# Carnal: Pride of the Lions



## r3ddr4g0n (Jan 28, 2012)

This series has been in development for nearly 3 years now and was set to be released this month. However there wasn't enough pre orders for the publisher to produce the books so it has been delayed for 7 months. If they get enough pre orders that release date could very well be pushed forward and it could get released a lot sooner.

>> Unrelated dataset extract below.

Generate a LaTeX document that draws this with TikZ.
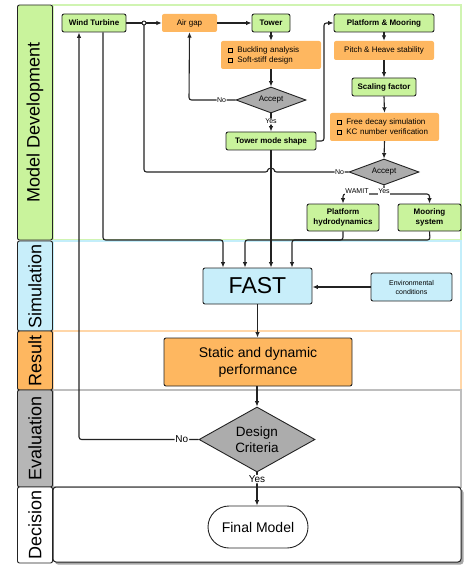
\documentclass[tikz,border=0pt]{standalone}
\usepackage{fontspec}
\setmainfont{Liberation Sans}
\usetikzlibrary{arrows.meta,shapes.geometric}
\definecolor{cgreen}{RGB}{201,243,156}
\definecolor{corange}{RGB}{254,183,96}
\definecolor{cblue}{RGB}{200,238,250}
\definecolor{cgray}{RGB}{172,172,172}
\definecolor{cbar}{RGB}{182,182,182}
\definecolor{lgreen}{RGB}{208,244,178}
\definecolor{lblue}{RGB}{195,238,250}
\definecolor{lorange}{RGB}{255,214,168}
\definecolor{lgray}{RGB}{190,190,190}
\definecolor{dline}{RGB}{35,35,35}
\newcommand{\fsz}[2]{\fontsize{#1}{#2}\selectfont}
\newcommand{\cbx}{\raisebox{0.4pt}{\fboxsep=0pt\fboxrule=0.9pt\fbox{\rule{0pt}{3pt}\hspace{3pt}}}\hspace{4.5pt}}
\begin{document}
\begin{tikzpicture}[x=1pt,y=-1pt,
  gbox/.style={draw=dline, line width=0.9pt, fill=cgreen, rounded corners=2pt, inner sep=0pt, align=center, font=\fsz{8}{9.6}\bfseries},
  obox/.style={fill=corange, rounded corners=2pt, inner sep=0pt, align=center, font=\fsz{8}{9.6}},
  olist/.style={fill=corange, rounded corners=2pt, inner sep=0pt, align=left, font=\fsz{8}{10}},
  dia/.style={diamond, draw=dline, fill=cgray, inner sep=0pt, line width=0.9pt, font=\fsz{8}{9.6}},
  bar/.style={draw=dline, line width=0.9pt, rounded corners=2pt, rotate=90, inner sep=0pt, minimum height=35pt, font=\fsz{18}{20}},
  conn/.style={line width=1.1pt, draw=dline, rounded corners=2.5pt, -{Latex[length=5.5pt,width=4.6pt]}},
  plain/.style={line width=1.1pt, draw=dline, rounded corners=2.5pt},
  lbl/.style={fill=white, inner sep=0.6pt, font=\fsz{7}{8}},
  blbl/.style={fill=white, inner sep=0.8pt, font=\fsz{10}{12}}]
\useasboundingbox (0,0) rectangle (474,569);

% lane bodies
\draw[lgreen, line width=1.2pt] (53,5) rectangle (461,240);
\draw[lblue, line width=1.2pt] (53,241) rectangle (461,331);
\draw[lorange, line width=1.2pt] (53,331) rectangle (461,390);
\draw[lgray, line width=1.2pt] (53,390) rectangle (461,487);
\fill[black!35, rounded corners=3pt] (55,489.5) rectangle (463.5,564.5);
\draw[dline, fill=white, line width=1pt, rounded corners=3pt] (53,487) rectangle (461,562);

% lane headers
\node[bar, fill=cgreen, minimum width=235pt] (hmd) at (35,122.5) {Model Development};
\node[bar, fill=cblue, minimum width=90pt] (hsim) at (35,286) {Simulation};
\node[bar, fill=corange, minimum width=59pt] (hres) at (35,360.5) {Result};
\node[bar, fill=cbar, minimum width=97pt] (heva) at (35,438.5) {Evaluation};
\node[bar, fill=white, minimum width=76pt] (hdec) at (35,525) {Decision};

% nodes
\node[gbox, minimum width=64pt, minimum height=18pt] (wt) at (94,23) {Wind Turbine};
\node[obox, minimum width=55pt, minimum height=18pt] (air) at (189.5,23) {Air gap};
\node[gbox, minimum width=38pt, minimum height=18pt] (tower) at (271,23) {Tower};
\node[olist, minimum width=100pt, minimum height=28pt, text width=86pt] (buck) at (271,55) {\cbx Buckling analysis\\\cbx Soft-stiff design};
\node[dia, minimum width=70pt, minimum height=26pt, aspect=2.7] (acc1) at (271,100) {Accept};
\node[gbox, minimum width=90pt, minimum height=18pt] (tms) at (271,141) {Tower mode shape};
\node[gbox, minimum width=100pt, minimum height=18pt] (pm) at (384,23) {Platform \& Mooring};
\node[obox, minimum width=100pt, minimum height=19pt] (pitch) at (384,50.5) {Pitch \& Heave stability};
\node[gbox, minimum width=64pt, minimum height=18pt] (scale) at (384,87) {Scaling factor};
\node[olist, minimum width=109pt, minimum height=28pt, text width=95pt] (free) at (384.5,127) {\cbx Free decay simulation\\\cbx KC number verification};
\node[dia, minimum width=70pt, minimum height=26pt, aspect=2.7] (acc2) at (384,172) {Accept};
\node[gbox, minimum width=72pt, minimum height=27pt] (ph) at (343,217.5) {Platform\\hydrodynamics};
\node[gbox, minimum width=63pt, minimum height=27pt] (moor) at (429.5,217.5) {Mooring\\system};
\node[draw=dline, fill=cblue, line width=0.9pt, rounded corners=2pt, minimum width=109pt, minimum height=36pt, inner sep=0pt, font=\fsz{23}{26}] (fast) at (257.5,286) {FAST};
\node[draw=dline, fill=cblue, line width=0.9pt, rounded corners=2pt, minimum width=81pt, minimum height=28pt, inner sep=0pt, align=center, font=\fsz{7}{9}] (env) at (411.5,287) {Environmental\\conditions};
\node[draw=dline, fill=corange, line width=0.9pt, rounded corners=2pt, minimum width=188pt, minimum height=48pt, inner sep=0pt, align=center, font=\fsz{14}{17}] (stat) at (258,362) {Static and dynamic\\performance};
\node[dia, minimum width=116pt, minimum height=65pt, aspect=1.8, align=center, font=\fsz{13.5}{16.5}] (dc) at (257,439.5) {Design\\Criteria};
\node[draw=dline, fill=white, line width=0.9pt, rounded corners=21pt, minimum width=100pt, minimum height=42pt, inner sep=0pt, font=\fsz{14}{17}] (final) at (258,527) {Final Model};

% connectors (top row)
\coordinate (junc) at (144,23);
\draw[conn] (wt.east) -- (air.west);
\draw[conn] (air.east) -- (tower.west);
\draw[conn] (tower.south) -- (buck.north);
\draw[conn] (buck.south) -- (acc1.north);
\draw[conn] (acc1.west) -- node[lbl, pos=0.3]{No} (189,100) -- (air.south);
\draw[conn] (acc1.south) -- node[lbl, pos=0.45]{Yes} (tms.north);
\draw[conn] (tms.east) -- (324,141) -- (324,23) -- (pm.west);
\draw[conn] (pm.south) -- (pitch.north);
\draw[conn] (pitch.south) -- (scale.north);
\draw[conn] (scale.south) -- (free.north);
\draw[conn] (free.south) -- (acc2.north);
% accept 2 no -> back to air gap line
\draw[plain] (acc2.west) -- node[lbl, pos=0.12]{No} (274,172) .. controls (274,168) and (268,168) .. (268,172) -- (144,172) -- (junc);
\draw[line width=0.9pt, dline, fill=white] (junc) circle[radius=2pt];
% accept 2 yes
\draw[conn] (acc2.south) -- (384,194) -| (ph.north);
\draw[conn] (384,194) -| (moor.north);
\node[lbl] (yes2) at (384,191.5) {Yes};
\node[lbl] (wamit) at (357,191.5) {WAMIT};
% into FAST
\draw[conn] (wt.south -| 103,0) |- (223,240) -- (fast.north -| 223,0);
\draw[conn] (tms.south) -- (fast.north -| tms.south);
\draw[conn] (ph.south) -- (343,240) -| (fast.north -| 292,0);
\draw[conn] (moor.south) -- (430,240) -| (fast.north -| 245,0);
\draw[conn] (env.west) -- (fast.east |- env.west);
% lower flow
\draw[conn] (fast.south) -- (stat.north -| fast.south);
\draw[conn] (stat.south -| dc.north) -- (dc.north);
\draw[conn] (dc.west) -- node[blbl, pos=0.14]{No} (79,439.5) -- (wt.south -| 79,0);
\draw[conn] (dc.south) -- node[blbl, pos=0.2]{Yes} (final.north -| dc.south);
\end{tikzpicture}
\end{document}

Website: http://www.nightmarerhino.com/
Deviantart: http://nightrhino.deviantart.com/ 

Pre order amazon: http://www.amazon.com/Carnal-Pride-...3168/ref=sr_1_5?ie=UTF8&qid=1327733857&sr=8-5
Pre order Barnes and Noble: http://www.barnesandnoble.com/w/carnal-john-connell/1105948210?ean=9780983613169&itm=30&usri=carnal

Reviews:  http://teamhellions.com/2011/11/21/carnal-review-from-sea-lion-books/
http://www.firstcomicsnews.com/?p=35135
http://www.goodreads.com/book/show/12801258-carnal


----------



## Ak-Nolij (Jan 28, 2012)

Looks really dope, gonna keep an eye out for this.


----------



## cpam (Aug 22, 2012)

I had it on pre-order through my comic book vendor, and was just recently informed that the book was cancelled by the publisher.  Likely because of low orders.

They might stand a better chance of publication, I think, if they were to take it to Kickstarter.


----------